Algae toxins no longer detected in Skaneateles Lake
Updated at 8am Saturday, August 11
According to data from the Onondaga County Health Department, no toxins have been detected at the water intake pipes in Skaneateles Lake for the last three days. On August 7, tests showed 0.3 parts per billion of mycrocystins, the lowest possible detection level. Starting August 8, the level of mycrocystins was undetectable.
A low level detection of algae toxins, 0.3 parts per billion of toxins known as microcystins, have been found in Skaneateles Lake, according to local and state health officials. The toxins were detected in untreated water during weekly testing. None were found after the water was treated.
Skaneateles Lake is the drinking water source for several municipalities in central New York, including the city of Syracuse. Onondaga County Health Commissioner Dr. Indu Gupta said treated water is safe to drink and testing will now continue daily until there is no detection.
“We are continuously monitoring, daily monitoring,” Gupta said. “City is working very closely with us. We work with the state and DEC very closely. We do work day and night. Communications happen throughout 24-hour cycle. My phone is at my bedside and I’ll pick it up if that is what is needed.”

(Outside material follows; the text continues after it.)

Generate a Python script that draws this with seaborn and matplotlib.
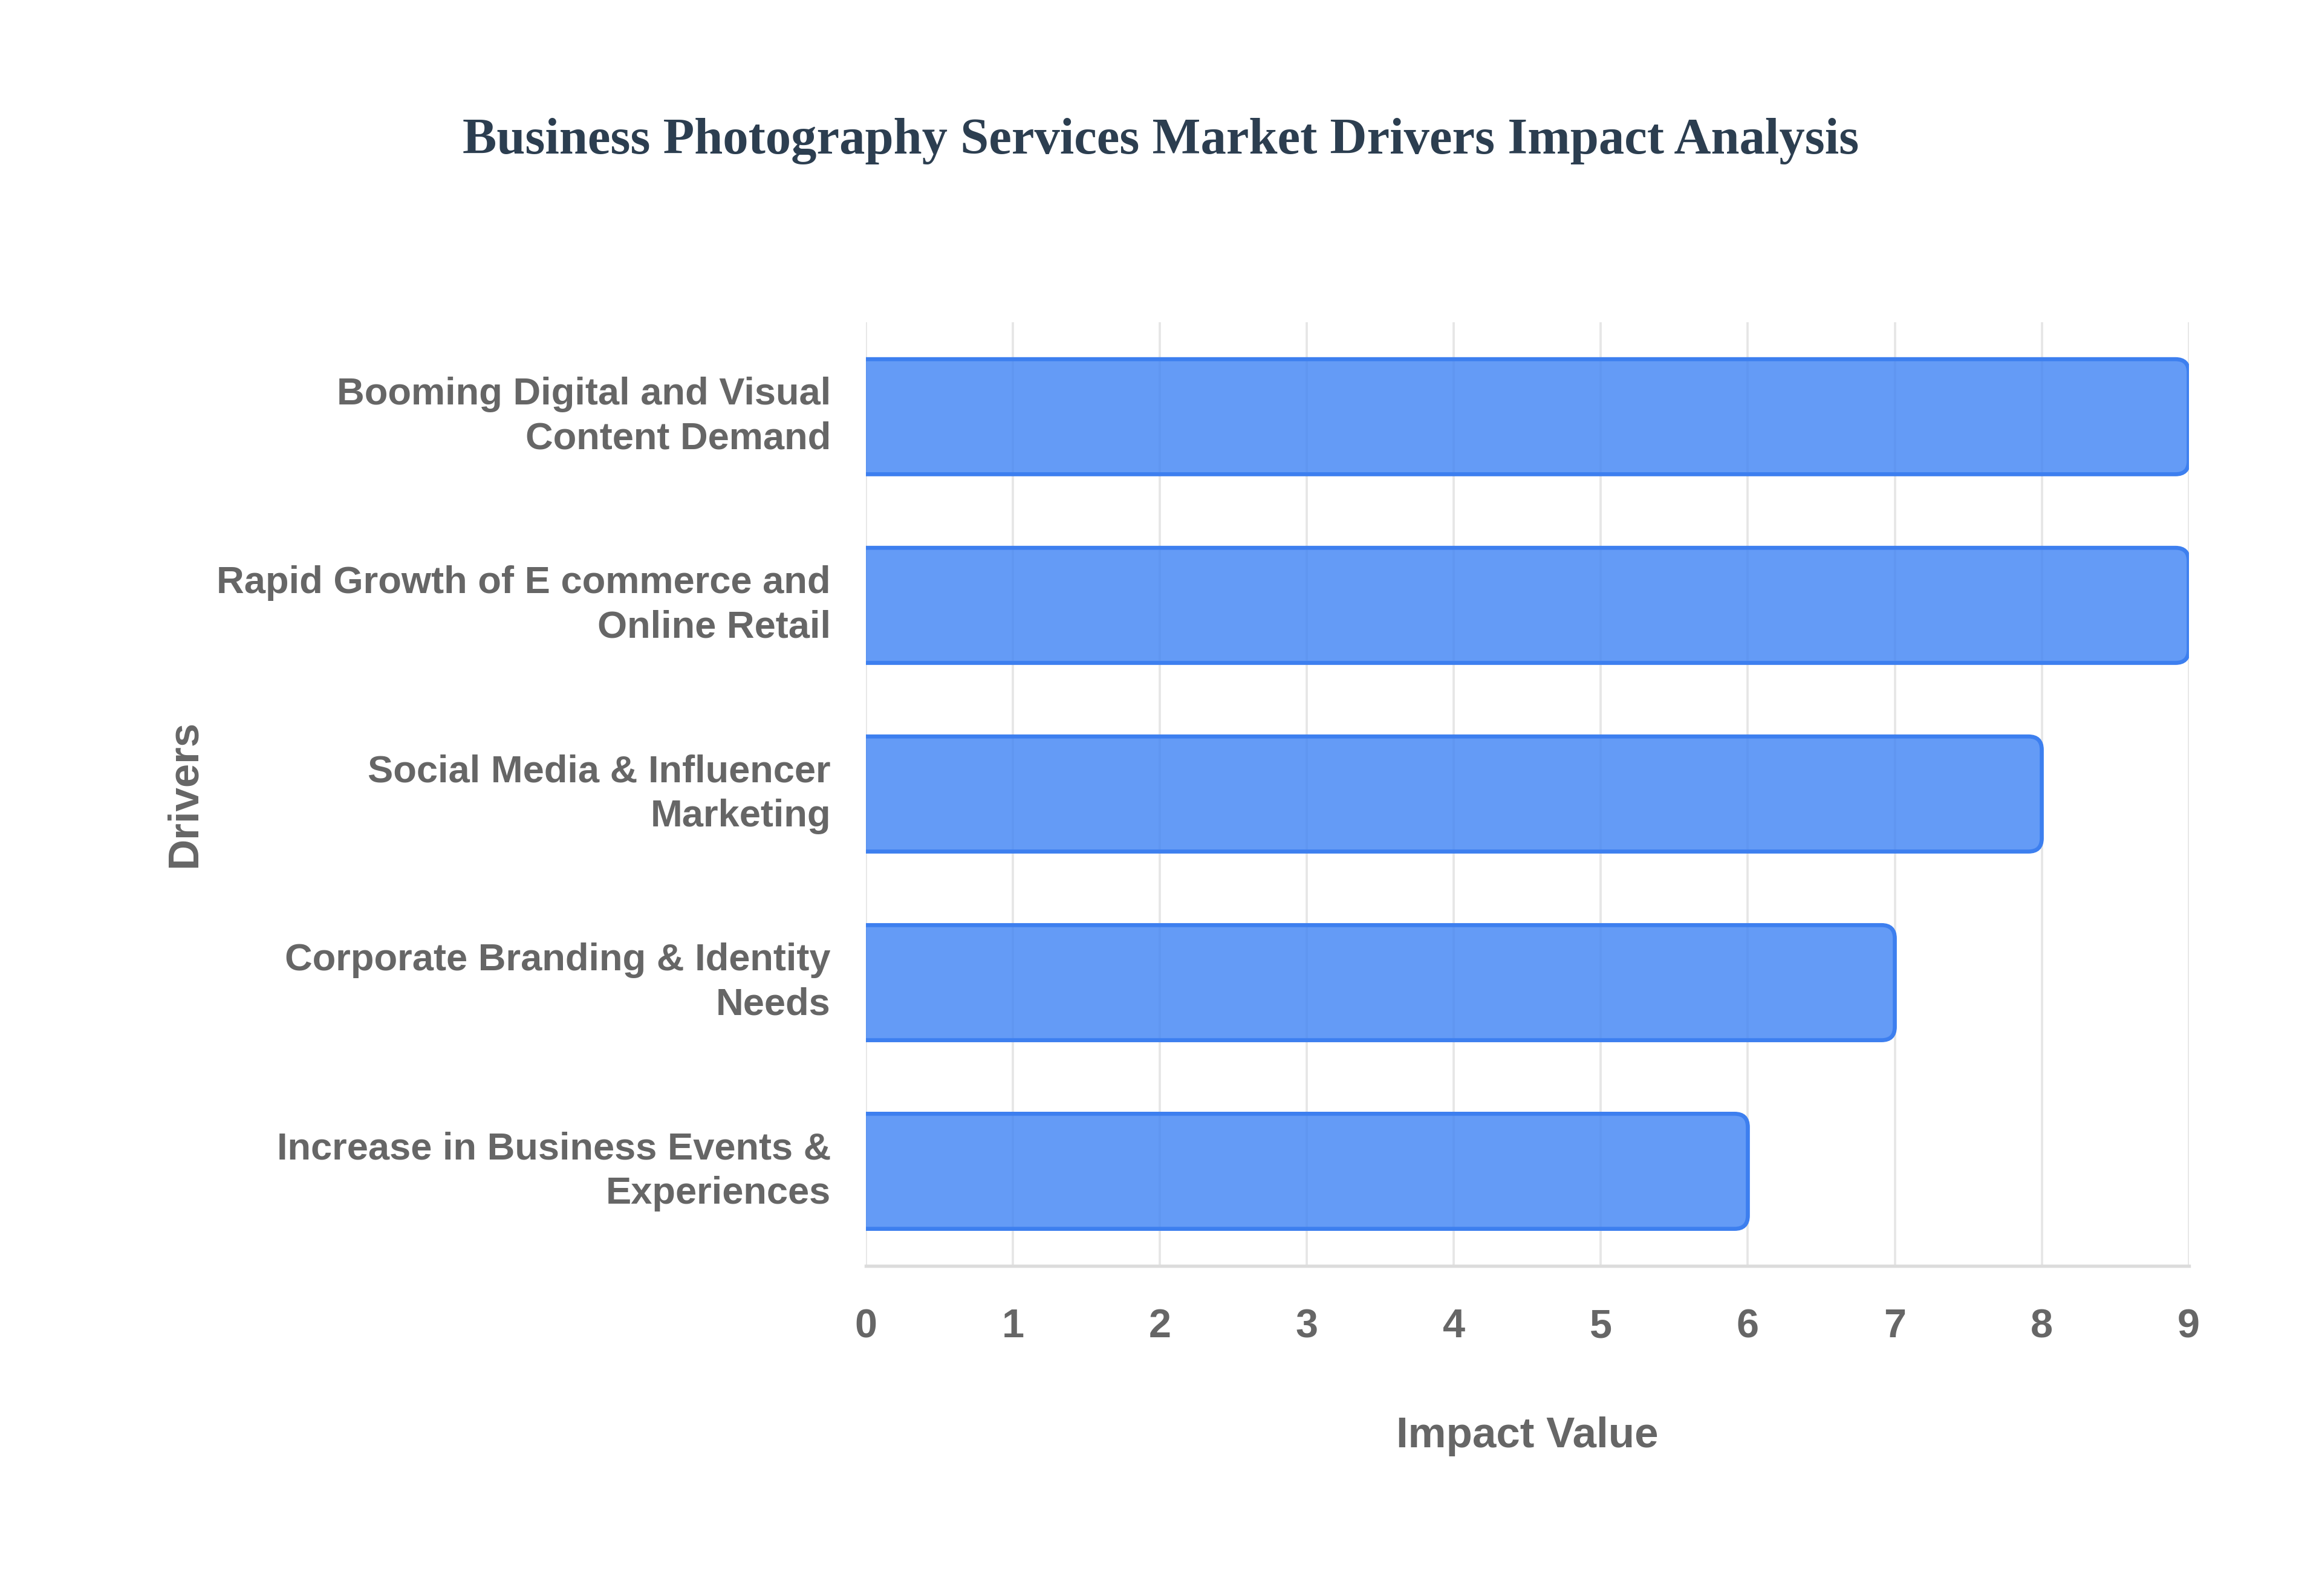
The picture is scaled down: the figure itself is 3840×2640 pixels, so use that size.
import textwrap
import pandas as pd
import matplotlib
matplotlib.use("Agg")
import matplotlib.pyplot as plt
from matplotlib.patches import FancyBboxPatch
import seaborn as sns

# data
drivers = [
    "Booming Digital and Visual Content Demand",
    "Rapid Growth of E commerce and Online Retail",
    "Social Media & Influencer Marketing",
    "Corporate Branding & Identity Needs",
    "Increase in Business Events & Experiences",
]
impact = [9, 9, 8, 7, 6]
xticks = [0, 1, 2, 3, 4, 5, 6, 7, 8, 9]

df = pd.DataFrame({"Driver": drivers, "Impact": impact})

sns.set_theme(style="white")
plt.rcParams["font.family"] = ["Liberation Sans", "DejaVu Sans"]

fig = plt.figure(figsize=(12.8, 8.8), dpi=300)
ax = fig.add_axes([0.373, 0.207, 0.5696, 0.591])

sns.barplot(data=df, x="Impact", y="Driver", orient="h", ax=ax,
            color="#4285F4", saturation=1, width=0.61, linewidth=0)

ax.set_xlim(0, 9)
ax.set_ylim(4.5, -0.5)

# swap the plain bars for ones with rounded ends
fig.canvas.draw()
px_x = ax.transData.transform((1, 0))[0] - ax.transData.transform((0, 0))[0]
px_y = abs(ax.transData.transform((0, 1))[1] - ax.transData.transform((0, 0))[1])
r = 0.09
for p in list(ax.patches):
    x, y, w, h = p.get_x(), p.get_y(), p.get_width(), p.get_height()
    p.remove()
    box = FancyBboxPatch((x - r, y), w + r, h,
                         boxstyle=f"round,pad=0,rounding_size={r}",
                         mutation_aspect=px_x / px_y,
                         facecolor=(0.259, 0.522, 0.957, 0.82),
                         edgecolor="#3d7fef", linewidth=1.6, zorder=3)
    ax.add_patch(box)
    box.set_clip_path(ax.patch)

ax.set_xticks(xticks)
ax.set_xticklabels([str(t) for t in xticks])
ax.set_yticks(range(len(drivers)))
ax.set_yticklabels([textwrap.fill(d, 30) for d in drivers],
                   ha="right", va="center", linespacing=1.32)

ax.grid(axis="x", color="#e6e6e6", linewidth=0.9, zorder=0)
ax.set_axisbelow(True)
for s in ["top", "right", "left"]:
    ax.spines[s].set_visible(False)
ax.spines["bottom"].set_color("#dcdcdc")
ax.spines["bottom"].set_linewidth(1.3)

ax.tick_params(axis="x", length=7.5, width=0.9, color="#e6e6e6",
               labelsize=16, labelcolor="#666666", pad=9.5)
ax.tick_params(axis="y", length=0, labelsize=15.2, labelcolor="#666666", pad=14)
for lab in ax.get_xticklabels() + ax.get_yticklabels():
    lab.set_fontweight("bold")

ax.set_xlabel("Impact Value", fontsize=17, fontweight="bold", color="#666666",
              labelpad=28)
ax.set_ylabel("Drivers", fontsize=17, fontweight="bold", color="#666666")
ax.yaxis.set_label_coords(-0.5, 0.5)

fig.suptitle("Business Photography Services Market Drivers Impact Analysis",
             x=0.5, y=0.926, fontsize=20.3, fontweight="bold", color="#2c3e50",
             family="Liberation Serif")

fig.savefig("out.png", dpi=300)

Increased chlorination of the drinking water will also continue.
Two beaches along Skaneateles Lake that were closed earlier this week because of algal blooms have since been reopened. Gupta said people should not swim in the water if blue green algal blooms are visible.
“It is very crucial that people’s participation is very important in this,” Gupta said. “If you see something, say something. That is important. But don’t panic. Work with us because we are there to work with you.”
If algal blooms are present, Gupta said call, text or send pictures to the state Department of Environmental Conservation. This is the second year algal blooms have appeared in Skaneateles Lake.